Learners respond to hands-on exercises and the achievement of creating software that works.
Traditional curricula reinforce a bottom-up approach in which analysis and design are regarded
as "high level" techniques to be encountered much later in the course. The effect is to impose a
machine-view architecture on problem-solving approaches.
An appreciation of OT requires early and often exposure to conceptual modelling, software
design, and implementation.
Applicability:
Applies to all levels in Higher Education computing curricula where "real-world" problems (ie.
Non-computing) problems have to be solved using software. It is less important for students
studying hardware, digital design or electronic engineering.
Applies also to learners being reskilled in industry.

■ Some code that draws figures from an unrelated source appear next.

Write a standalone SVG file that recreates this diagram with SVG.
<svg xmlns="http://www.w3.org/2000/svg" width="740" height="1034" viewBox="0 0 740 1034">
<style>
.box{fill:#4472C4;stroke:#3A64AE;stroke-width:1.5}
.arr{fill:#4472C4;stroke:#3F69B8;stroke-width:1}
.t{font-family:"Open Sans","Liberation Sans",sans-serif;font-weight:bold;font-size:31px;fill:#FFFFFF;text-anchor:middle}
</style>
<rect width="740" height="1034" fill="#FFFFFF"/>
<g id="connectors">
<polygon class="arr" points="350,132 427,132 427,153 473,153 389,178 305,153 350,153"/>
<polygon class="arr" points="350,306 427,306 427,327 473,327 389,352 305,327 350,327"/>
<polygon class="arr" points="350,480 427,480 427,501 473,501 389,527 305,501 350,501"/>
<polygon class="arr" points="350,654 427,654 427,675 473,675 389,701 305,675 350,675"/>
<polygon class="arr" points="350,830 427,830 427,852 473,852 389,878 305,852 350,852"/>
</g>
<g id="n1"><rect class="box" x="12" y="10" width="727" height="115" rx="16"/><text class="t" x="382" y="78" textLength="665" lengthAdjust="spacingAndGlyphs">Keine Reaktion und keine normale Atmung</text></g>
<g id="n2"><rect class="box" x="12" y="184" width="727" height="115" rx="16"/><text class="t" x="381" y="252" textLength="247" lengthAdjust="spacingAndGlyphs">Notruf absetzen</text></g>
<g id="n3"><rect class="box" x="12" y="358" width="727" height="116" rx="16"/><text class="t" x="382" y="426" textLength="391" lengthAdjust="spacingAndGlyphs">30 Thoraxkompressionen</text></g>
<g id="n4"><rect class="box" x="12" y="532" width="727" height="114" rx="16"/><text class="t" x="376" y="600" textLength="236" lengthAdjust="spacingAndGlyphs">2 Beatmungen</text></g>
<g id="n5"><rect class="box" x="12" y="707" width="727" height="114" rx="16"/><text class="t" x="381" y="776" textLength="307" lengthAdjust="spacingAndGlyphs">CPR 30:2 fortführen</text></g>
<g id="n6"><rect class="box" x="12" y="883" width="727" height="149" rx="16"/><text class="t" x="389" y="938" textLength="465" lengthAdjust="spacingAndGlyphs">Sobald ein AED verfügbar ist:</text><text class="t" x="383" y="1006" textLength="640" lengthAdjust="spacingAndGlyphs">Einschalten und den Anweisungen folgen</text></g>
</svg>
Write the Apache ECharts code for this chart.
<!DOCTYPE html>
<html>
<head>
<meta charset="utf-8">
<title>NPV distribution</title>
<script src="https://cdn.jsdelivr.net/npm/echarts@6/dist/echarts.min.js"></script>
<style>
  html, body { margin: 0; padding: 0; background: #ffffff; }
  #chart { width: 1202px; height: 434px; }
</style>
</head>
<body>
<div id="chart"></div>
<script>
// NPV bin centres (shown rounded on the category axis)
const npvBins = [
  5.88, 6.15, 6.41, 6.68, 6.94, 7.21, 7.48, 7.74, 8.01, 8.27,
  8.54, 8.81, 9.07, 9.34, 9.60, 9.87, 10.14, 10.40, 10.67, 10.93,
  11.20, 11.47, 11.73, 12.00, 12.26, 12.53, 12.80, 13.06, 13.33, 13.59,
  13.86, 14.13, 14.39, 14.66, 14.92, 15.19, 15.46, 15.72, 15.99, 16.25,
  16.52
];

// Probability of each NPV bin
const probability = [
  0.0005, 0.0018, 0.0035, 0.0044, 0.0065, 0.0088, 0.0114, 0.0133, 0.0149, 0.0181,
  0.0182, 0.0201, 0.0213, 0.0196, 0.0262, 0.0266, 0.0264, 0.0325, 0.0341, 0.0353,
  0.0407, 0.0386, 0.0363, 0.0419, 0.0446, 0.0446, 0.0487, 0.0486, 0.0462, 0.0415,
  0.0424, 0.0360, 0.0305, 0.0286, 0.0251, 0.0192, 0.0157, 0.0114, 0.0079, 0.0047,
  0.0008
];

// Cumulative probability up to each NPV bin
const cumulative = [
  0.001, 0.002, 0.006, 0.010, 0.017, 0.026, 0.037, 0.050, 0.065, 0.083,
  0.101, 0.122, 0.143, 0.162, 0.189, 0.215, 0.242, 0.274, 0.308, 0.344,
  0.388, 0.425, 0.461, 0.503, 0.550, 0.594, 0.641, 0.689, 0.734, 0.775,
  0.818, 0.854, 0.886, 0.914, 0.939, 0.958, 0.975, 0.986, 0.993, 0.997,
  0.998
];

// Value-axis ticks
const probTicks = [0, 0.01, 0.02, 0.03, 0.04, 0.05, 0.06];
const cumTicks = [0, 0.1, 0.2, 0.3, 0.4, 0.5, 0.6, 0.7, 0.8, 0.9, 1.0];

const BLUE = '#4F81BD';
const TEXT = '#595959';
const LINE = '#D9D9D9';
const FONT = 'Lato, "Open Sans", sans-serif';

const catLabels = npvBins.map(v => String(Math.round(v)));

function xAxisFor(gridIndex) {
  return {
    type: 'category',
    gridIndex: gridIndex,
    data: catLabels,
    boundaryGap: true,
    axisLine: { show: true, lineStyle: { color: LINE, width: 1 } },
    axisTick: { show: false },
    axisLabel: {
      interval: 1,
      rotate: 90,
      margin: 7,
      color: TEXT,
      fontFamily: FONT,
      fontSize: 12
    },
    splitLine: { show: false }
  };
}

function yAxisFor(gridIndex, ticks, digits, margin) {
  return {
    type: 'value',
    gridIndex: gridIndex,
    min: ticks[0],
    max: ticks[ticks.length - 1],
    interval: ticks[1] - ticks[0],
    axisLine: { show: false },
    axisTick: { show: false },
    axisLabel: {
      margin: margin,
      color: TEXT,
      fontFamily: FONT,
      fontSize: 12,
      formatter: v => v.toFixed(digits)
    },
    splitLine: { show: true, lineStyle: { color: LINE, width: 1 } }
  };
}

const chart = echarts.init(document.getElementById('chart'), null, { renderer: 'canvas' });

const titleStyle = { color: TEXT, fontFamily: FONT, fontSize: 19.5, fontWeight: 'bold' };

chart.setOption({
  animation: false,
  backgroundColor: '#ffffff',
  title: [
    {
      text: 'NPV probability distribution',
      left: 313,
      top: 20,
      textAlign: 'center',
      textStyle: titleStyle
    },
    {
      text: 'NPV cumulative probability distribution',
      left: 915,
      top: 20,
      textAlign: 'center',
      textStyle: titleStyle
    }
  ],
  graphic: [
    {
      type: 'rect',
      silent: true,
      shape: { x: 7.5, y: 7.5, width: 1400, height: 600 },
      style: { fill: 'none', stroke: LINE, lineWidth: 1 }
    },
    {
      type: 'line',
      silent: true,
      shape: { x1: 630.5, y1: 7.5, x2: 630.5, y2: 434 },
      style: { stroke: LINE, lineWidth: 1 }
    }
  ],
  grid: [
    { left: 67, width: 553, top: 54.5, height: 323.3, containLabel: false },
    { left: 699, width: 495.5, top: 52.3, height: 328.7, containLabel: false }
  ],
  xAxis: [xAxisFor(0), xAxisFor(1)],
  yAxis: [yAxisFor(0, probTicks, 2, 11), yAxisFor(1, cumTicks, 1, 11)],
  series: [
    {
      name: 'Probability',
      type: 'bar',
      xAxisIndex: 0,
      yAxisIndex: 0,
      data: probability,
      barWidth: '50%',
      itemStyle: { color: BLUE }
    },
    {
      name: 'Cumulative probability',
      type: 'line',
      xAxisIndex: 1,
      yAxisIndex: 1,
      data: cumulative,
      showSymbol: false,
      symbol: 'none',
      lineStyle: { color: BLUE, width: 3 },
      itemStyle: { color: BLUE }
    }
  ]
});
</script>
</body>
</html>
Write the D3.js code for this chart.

Requires a suitable interactive, graphical programming environment e.g., SmallTalk rather than
C++, for best results, or alternatively, a robust, mature and wide-ranging library of classes which
learners can use as components in creating a solution to a problem.
Definitely does not require competence in a specific analysis/design method or notation
Consequences:
Early understanding of a programming environment (e.g., language compiler)
as a tool providing a means to an end, rather than as a means in itself.
Greater understanding of software as a tool for solving "real world" problems rather than as an
instruction set for the machine.
Early exposure to the modelling power of objects.
Firmer ground established for "scaling up" to analysis, design and implementation of large-scale
systems later on in a course.
Implementation:
Requires a suitable programming environment (see above)
Requires a prepared set of logical problems, and a defined set of software components that can be
put together (after some analysis) to provide an executable solution.
Implies a restructuring of the wider curriculum, perhaps in the form of Meyer's inverted
curriculum [Meyer 1994], to take care of important notions in Computer Science which are
traditionally taught early on.
Examples of Use:
De Montfort University in the UK have applied this pattern in programming subjects since 1993,
when it was applied to a Modula-2 course. Its success led to the embracement of OT in early
programming modules such that from 1996-7 Java is taught as a first programming language in
some courses. From 1997-8, SmallTalk - currently taught in the application of this pattern from
the Second Year - will also be available at Level One.
Related Patterns:
Can be regarded as a special variant of PDR [Lilly 1996]
References
[Gamma 1994] Gamma E., et al. 1994. Design Patterns for Reuse.
Addison-Wesley, Reading, MA.
[Lilly 1996] Lilly, s. 1996. "Patterns for Pedagogy" in Object Magazine 1/96.